Автор книги Андреас Теннесманн сразу признается, что сам всегда в «Монополию» проигрывал. Возможно, это и было одной из побудительных причин для подробного исследования. Рациональность, агрессия, стратегический расчет — такими качествами, как считает автор, должен обладать победитель в игре и — шире — в либеральной модели экономики. Кто бы спорил.
Плюс ко всему, как выясняется, всемирная слава игры началась с банального плагиата. Первый вариант игры назывался The Landlord’s Game — «Игра землевладельца» и был придуман стенографисткой Лиззи Маджи Филлипс, квакершей и поклонницей социалистического утописта Генри Джорджа.
В игру была вложена некая, впрочем, не абсолютно очевидная идея о правильном распоряжении землей и о социальной благотворительности — Генри Джордж, идеи которого вдохновляли значительных людей, включая Льва Николаевича Толстого, не являлся сильным экономистом. Главная его мысль заключалась в том, что необходимо пресечь спекуляции землевладельцев в городах и всех собственников земли обложить налогами с тем, чтобы они не наживались на ней, но использовали ее на общее благо.

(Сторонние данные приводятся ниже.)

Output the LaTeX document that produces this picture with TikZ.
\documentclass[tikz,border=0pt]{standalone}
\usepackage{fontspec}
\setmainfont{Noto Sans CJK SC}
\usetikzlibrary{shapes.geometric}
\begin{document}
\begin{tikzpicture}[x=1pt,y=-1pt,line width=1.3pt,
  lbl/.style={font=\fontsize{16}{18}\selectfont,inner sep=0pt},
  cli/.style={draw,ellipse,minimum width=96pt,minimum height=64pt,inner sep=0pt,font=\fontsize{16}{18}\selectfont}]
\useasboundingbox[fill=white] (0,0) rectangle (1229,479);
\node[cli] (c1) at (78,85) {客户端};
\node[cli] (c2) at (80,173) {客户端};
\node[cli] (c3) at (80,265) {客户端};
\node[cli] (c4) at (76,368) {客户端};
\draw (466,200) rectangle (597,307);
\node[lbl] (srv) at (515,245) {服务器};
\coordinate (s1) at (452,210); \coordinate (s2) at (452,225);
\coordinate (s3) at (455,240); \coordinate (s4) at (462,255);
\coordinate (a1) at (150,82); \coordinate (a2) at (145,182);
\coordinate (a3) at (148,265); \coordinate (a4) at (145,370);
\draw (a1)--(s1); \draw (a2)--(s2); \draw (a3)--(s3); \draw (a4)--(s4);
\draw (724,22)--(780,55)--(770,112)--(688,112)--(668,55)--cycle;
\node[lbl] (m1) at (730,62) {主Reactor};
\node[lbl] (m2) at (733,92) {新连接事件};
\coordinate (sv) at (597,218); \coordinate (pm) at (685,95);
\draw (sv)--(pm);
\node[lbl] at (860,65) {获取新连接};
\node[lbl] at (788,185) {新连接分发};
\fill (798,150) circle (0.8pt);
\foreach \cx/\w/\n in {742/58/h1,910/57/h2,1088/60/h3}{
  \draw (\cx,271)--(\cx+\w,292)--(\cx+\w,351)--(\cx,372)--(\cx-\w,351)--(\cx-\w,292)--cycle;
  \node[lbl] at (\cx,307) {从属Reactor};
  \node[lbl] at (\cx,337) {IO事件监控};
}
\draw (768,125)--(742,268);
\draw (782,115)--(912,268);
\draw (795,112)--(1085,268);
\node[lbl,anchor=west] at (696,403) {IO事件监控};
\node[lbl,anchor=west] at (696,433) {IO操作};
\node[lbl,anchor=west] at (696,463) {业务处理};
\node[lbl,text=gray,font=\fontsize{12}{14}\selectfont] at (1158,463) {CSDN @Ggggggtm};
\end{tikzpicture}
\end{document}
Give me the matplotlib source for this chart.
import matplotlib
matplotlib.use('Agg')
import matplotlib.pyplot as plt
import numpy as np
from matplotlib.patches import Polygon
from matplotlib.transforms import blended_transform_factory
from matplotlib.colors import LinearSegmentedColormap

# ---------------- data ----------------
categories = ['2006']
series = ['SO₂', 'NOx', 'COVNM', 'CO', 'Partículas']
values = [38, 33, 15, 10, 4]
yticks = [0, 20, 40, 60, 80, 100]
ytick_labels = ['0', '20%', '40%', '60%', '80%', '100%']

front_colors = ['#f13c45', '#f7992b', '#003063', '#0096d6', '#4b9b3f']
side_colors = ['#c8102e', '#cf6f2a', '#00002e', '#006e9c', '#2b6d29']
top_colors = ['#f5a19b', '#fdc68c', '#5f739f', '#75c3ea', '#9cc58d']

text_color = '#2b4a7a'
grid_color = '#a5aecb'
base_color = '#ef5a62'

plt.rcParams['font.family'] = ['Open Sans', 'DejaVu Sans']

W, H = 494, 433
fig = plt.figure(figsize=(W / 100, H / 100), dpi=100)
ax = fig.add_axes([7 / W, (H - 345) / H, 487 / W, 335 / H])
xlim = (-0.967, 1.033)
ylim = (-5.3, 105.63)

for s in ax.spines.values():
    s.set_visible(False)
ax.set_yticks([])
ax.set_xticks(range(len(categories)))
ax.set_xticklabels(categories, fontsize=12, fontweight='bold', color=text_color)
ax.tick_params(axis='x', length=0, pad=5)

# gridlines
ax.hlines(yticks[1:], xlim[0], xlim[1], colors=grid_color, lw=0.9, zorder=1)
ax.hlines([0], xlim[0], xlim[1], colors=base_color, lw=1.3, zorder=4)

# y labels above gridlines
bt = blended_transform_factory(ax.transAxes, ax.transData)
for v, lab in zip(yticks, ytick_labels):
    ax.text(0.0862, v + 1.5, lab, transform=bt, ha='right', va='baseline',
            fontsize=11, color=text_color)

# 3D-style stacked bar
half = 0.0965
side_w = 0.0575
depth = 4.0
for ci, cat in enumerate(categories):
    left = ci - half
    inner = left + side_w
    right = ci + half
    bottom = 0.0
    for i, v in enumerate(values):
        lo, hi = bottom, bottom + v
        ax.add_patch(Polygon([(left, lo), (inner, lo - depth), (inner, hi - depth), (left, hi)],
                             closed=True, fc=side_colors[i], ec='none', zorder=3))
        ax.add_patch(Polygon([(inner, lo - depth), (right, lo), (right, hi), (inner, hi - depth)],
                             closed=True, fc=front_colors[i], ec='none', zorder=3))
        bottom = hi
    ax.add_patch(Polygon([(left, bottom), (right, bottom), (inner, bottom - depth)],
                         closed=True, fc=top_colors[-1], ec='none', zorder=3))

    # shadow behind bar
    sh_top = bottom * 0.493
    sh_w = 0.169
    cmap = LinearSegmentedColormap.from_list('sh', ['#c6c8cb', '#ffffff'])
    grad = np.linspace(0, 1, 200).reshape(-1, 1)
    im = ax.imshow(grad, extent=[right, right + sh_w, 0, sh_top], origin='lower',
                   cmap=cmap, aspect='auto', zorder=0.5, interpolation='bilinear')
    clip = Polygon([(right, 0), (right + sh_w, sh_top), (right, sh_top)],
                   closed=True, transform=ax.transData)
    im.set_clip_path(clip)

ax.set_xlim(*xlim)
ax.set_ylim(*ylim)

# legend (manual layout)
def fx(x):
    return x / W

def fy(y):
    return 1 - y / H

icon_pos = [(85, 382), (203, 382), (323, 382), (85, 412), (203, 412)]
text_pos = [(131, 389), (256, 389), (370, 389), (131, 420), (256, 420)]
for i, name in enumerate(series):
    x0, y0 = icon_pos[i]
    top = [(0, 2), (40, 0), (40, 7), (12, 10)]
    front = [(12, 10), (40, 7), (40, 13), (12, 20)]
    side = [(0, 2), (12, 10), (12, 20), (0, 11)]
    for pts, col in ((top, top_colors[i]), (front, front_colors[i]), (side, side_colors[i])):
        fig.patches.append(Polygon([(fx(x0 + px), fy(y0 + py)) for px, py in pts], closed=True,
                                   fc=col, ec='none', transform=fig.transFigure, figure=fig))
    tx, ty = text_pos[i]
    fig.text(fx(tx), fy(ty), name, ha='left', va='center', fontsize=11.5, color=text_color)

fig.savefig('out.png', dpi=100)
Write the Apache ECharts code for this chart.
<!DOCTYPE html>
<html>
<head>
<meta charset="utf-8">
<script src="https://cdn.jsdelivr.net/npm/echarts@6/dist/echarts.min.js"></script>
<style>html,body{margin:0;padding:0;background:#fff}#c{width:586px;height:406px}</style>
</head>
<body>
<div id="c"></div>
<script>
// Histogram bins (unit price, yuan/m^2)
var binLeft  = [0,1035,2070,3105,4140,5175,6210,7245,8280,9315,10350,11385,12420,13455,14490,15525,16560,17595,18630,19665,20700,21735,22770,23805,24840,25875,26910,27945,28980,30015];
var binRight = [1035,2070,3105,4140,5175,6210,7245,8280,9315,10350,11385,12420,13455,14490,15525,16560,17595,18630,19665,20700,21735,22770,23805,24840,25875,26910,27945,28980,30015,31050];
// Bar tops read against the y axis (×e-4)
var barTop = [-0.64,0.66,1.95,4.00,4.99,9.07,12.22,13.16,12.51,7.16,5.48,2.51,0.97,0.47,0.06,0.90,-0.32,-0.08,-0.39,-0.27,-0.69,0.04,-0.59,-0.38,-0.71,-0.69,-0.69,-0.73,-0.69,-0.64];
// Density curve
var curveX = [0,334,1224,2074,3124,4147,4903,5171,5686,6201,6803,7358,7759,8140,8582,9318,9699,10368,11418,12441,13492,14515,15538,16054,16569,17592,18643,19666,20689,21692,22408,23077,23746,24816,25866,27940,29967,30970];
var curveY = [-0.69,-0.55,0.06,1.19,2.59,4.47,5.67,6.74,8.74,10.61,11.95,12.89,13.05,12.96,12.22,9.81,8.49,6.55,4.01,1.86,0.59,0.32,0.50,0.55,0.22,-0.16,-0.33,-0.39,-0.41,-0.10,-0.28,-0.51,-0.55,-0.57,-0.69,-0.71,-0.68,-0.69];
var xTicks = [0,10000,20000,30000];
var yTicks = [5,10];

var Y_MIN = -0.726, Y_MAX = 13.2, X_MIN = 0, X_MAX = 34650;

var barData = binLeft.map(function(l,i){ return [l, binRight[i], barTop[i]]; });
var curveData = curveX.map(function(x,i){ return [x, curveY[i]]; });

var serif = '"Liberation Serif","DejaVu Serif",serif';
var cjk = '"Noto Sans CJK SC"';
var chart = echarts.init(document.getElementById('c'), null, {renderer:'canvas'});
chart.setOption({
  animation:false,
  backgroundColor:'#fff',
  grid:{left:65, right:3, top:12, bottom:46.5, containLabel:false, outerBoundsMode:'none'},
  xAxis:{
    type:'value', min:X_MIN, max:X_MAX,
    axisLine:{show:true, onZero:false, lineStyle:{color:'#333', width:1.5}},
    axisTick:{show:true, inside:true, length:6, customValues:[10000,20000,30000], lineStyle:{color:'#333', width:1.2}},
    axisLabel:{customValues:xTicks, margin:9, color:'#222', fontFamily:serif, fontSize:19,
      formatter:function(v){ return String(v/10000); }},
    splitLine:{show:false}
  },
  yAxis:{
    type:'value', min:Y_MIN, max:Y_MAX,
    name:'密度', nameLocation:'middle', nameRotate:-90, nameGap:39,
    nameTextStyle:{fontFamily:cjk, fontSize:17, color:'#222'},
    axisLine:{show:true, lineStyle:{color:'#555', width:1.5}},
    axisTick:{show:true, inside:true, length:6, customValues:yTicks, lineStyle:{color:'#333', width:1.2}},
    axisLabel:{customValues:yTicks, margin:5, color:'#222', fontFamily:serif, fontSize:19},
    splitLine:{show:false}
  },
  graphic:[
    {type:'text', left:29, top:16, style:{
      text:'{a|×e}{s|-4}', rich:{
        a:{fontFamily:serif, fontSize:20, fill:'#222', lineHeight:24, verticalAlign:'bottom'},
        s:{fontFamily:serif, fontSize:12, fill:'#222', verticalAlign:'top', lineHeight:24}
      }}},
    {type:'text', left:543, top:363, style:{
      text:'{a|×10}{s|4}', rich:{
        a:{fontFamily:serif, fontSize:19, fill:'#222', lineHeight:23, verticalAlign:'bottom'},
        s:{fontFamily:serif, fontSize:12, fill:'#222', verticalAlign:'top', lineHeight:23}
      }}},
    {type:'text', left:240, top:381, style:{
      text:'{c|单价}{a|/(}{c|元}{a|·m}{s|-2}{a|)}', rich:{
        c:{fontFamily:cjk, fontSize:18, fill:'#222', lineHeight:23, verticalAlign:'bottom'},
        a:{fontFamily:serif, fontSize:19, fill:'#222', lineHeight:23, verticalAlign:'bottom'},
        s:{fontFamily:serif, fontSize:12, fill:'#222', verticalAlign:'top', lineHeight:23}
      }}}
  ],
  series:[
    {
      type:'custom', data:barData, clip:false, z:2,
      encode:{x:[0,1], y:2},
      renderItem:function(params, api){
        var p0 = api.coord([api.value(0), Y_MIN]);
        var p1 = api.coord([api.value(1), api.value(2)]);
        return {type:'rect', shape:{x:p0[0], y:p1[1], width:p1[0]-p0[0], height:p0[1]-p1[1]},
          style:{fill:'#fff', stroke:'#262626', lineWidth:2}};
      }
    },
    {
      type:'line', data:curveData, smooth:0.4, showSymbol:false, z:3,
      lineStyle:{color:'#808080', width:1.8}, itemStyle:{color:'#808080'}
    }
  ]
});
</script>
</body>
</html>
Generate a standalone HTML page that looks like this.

Игра в «Землевладельца» имела большую некоммерческую популярность и хождение как в народных, так и в академических кругах, но сама изобретательница почти ничего с этого не получила. Игру копировали буквально от руки, совершенствовали или упрощали до тех пор, пока предприимчивый водопроводчик Чарльз Дэрроу в период Великой депрессии не изготовил известный до сих пор вариант «Монополии» и не продал его крупной фирме, производящей настольные игры. Чарльз Дэрроу стал миллионером.
Андреас Теннесманн идет дальше и объясняет победный марш экономической игры, которую в СССР наверняка назвали бы как-нибудь вроде «Пауков в банке», ее укорененностью в европейских идеях утопического города. В ход идет и Томас Мор, и монах Кампанелла с «Городом Солнца». По сути, «Монополия» и есть идеальный город либеральной экономической модели. Идеализм, например, в том, что при всей экономической агрессии игра происходит относительно честно: так, игрок не может взять или дать взятку, нет теневого сектора экономики и продажных копов. Но еще более существенное отличие утопического города в том, что он замкнут сам на себя, чего в европейской цивилизационной парадигме, ориентированной на экспансию, нет и не может быть в принципе.
В России у «Монополии» своя история: она была востребована у интеллигентных младокоммерсантов 1990-х, которые верили в эти клетки улиц почти как в Бога. Время показало, что экономическая игра — только способ провести вечер, а в реальности дела обстоят гораздо сложнее. Что хорошо продемонстрировал фактический автор «Монополии» водопроводчик Дэрроу: продав патент и заработав свои миллионы, он купил ферму и предпочел тихую жизнь экономическим войнам.